▸ Input material:
━━━━━━━━━━
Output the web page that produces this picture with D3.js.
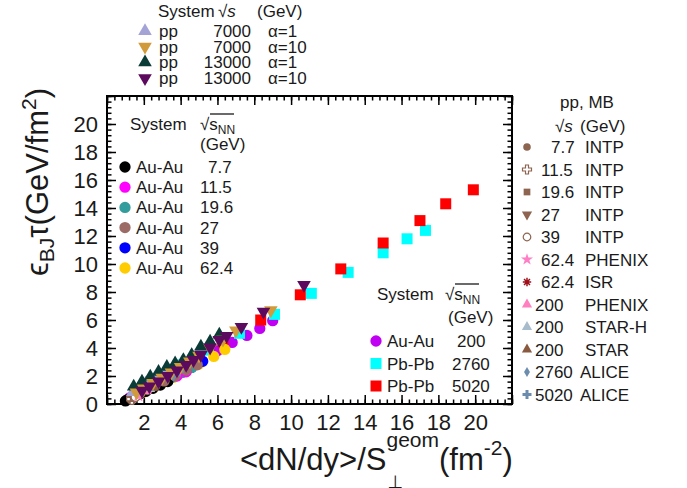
━━━━━━━━━━
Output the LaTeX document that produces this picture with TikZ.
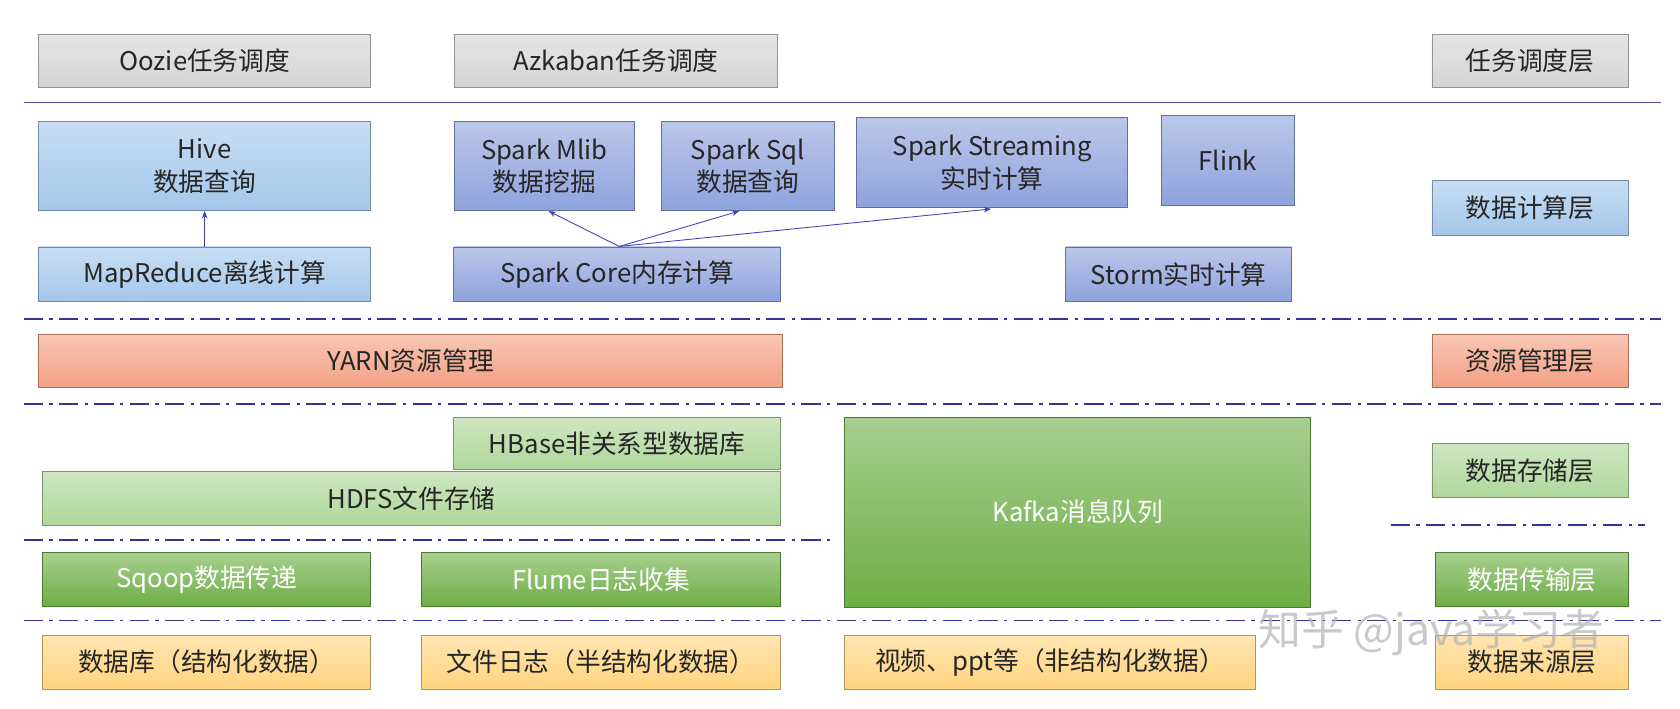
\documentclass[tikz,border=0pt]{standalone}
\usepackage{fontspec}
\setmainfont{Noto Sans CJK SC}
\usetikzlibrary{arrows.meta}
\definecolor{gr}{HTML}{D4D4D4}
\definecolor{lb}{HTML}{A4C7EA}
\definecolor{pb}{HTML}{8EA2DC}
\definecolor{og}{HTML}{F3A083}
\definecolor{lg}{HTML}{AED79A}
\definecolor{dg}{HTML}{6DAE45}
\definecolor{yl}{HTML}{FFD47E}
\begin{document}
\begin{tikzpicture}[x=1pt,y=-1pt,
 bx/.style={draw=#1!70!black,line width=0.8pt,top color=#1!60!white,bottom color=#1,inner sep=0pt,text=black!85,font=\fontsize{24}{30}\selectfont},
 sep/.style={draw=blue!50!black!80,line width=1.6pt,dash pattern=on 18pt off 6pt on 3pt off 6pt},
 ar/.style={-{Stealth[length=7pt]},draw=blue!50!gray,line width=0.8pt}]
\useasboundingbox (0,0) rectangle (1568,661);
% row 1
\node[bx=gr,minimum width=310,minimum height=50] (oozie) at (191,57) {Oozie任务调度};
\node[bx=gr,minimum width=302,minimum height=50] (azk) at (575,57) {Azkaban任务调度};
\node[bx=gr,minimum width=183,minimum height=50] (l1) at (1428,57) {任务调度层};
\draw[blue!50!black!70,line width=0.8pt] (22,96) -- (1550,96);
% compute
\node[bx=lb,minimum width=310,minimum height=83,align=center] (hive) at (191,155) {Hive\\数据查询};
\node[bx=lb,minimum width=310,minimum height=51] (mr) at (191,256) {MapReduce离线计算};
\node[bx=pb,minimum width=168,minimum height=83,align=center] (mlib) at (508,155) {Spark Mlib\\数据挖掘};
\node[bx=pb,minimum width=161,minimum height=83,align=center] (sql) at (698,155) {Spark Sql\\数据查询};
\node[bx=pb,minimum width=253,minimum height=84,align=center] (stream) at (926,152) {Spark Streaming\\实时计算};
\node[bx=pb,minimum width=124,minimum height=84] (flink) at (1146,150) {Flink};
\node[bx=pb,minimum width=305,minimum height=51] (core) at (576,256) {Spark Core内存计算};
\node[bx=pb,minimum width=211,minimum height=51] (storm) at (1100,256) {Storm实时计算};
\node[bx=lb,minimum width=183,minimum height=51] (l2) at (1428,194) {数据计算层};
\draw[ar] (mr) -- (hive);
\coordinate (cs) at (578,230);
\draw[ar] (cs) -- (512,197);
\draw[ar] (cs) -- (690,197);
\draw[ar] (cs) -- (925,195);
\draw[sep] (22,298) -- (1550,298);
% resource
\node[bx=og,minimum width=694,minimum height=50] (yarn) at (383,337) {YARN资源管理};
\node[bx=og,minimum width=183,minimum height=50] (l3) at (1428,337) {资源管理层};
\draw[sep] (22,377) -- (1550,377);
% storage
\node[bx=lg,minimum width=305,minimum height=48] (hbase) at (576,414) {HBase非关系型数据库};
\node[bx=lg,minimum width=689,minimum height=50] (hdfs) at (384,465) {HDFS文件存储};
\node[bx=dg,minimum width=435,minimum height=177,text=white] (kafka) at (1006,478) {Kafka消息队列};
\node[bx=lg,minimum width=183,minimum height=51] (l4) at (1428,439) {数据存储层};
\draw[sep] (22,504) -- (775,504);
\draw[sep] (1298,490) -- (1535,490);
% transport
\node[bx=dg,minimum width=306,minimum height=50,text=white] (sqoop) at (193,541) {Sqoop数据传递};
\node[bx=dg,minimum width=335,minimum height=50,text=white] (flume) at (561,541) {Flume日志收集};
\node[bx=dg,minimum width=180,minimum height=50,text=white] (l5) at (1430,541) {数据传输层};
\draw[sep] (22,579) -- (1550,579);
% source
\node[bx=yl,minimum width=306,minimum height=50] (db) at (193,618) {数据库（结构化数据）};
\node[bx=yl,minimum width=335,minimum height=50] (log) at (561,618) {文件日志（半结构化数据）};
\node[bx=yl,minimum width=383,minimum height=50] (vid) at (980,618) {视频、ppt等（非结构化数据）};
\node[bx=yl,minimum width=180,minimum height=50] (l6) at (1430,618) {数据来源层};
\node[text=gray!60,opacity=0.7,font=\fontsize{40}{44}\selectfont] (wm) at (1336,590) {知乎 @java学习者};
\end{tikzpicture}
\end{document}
━━━━━━━━━━
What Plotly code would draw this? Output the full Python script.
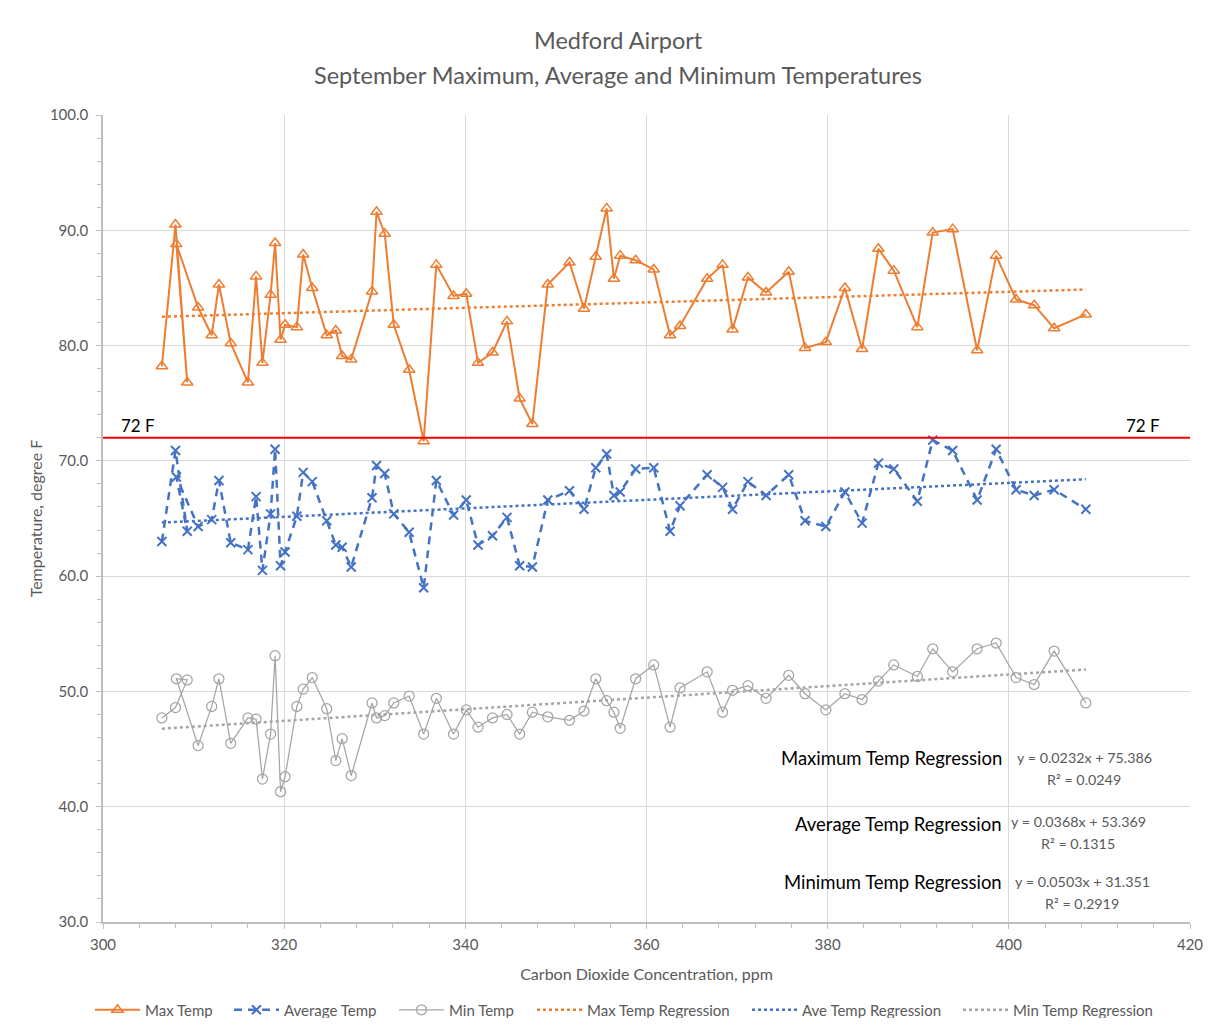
━━━━━━━━━━
▸ Exercise brief:
List the lines of the material in which the word "Output" occurs.

▸ Right answer:
Output the web page that produces this picture with D3.js.
Output the LaTeX document that produces this picture with TikZ.
What Plotly code would draw this? Output the full Python script.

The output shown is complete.